Mais pra frente o Itabuna empata com o Bahia no campo da Graça. E esta viagem foi mais uma epopeia, com a entrada de Gabriel em “campo”, para fazer uma campanha na Rádio Difusora e conseguir as 28 passagens de avião, junto a José Laurindo, representante da Aviação Sadia. O sucesso foi tão grande que foram doadas 30 passagens. E, novamente Frederico Midlej consegue mais dois ônibus para a torcida e a charanga.
Das 16 partidas do segundo turno o Itabuna vence 13 e se torna o time a ser batido pelo Bahia e Vitória. Faltava apenas um jogo para o Itabuna Esporte Clube ganhar o segundo turno e se tornar um dos finalistas para disputar o título com o Bahia. Em 13 de setembro de 1970, o Itabuna enfrenta o Ideal de Santo Amaro, bastando um empate para se tornar campeão do segundo turno. E assim foi feito.
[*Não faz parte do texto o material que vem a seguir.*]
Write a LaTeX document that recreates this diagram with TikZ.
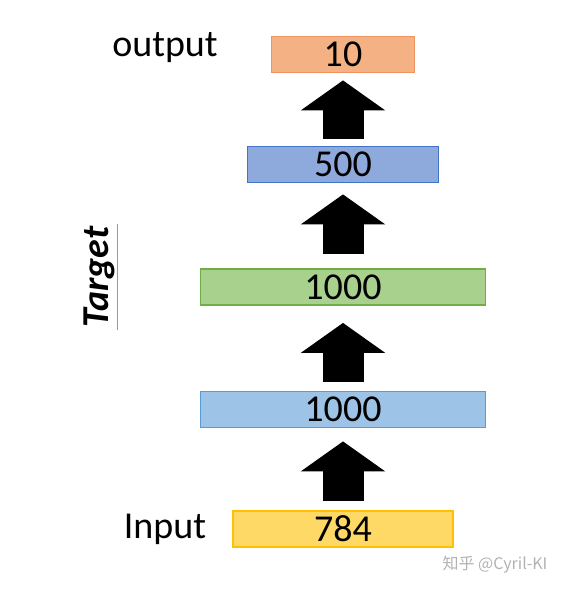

No dia seguinte, o presidente Gabriel Nunes liga para o interventor da Federação Bahiana, Cícero Bahia Dantas (do departamento jurídico do Bahia) para marcar a data dos jogos, que seriam disputados numa melhor de três (um jogo em cada sede e outro em campo neutro). Sem mais delongas, o interventor pede que Gabriel ligue na próxima semana, pois existia um recurso impetrado pelo Bahia.
Sentindo o “cheiro” de maracutaia, Gabriel Nunes se dirige a Salvador com Gérson Souza e descobre o plano de colocar o Itabuna na “geladeira” por vários meses, enquanto o Bahia disputaria o Brasileirão. E assim foi feito, jogaram no lixo o regulamento do campeonato e o Itabuna amargou mais uma derrota no tapetão baiano, prejudicando uma equipe módica e vencedora.
De início, a diretoria imaginou dar o troco, convidando o Fluminense de Feira, último campeão, para jogar em Itabuna e colocar as faixas no verdadeiro campeão, o que não foi aceito pela Assembleia Geral. Vencido o mandato, a diretoria liderada por Gabriel Nunes entrega o Itabuna Esporte Clube saneado, já vice-campeão, enquanto a nova diretoria teria o compromisso de jogar as partidas finais três meses depois.
O Itabuna vencedor foi desfeito e tomou duas goleadas. Na primeira, 3X0, no dia 13 de dezembro, e a segunda, por 6X0, em 16 de dezembro. Era assim o futebol baiano.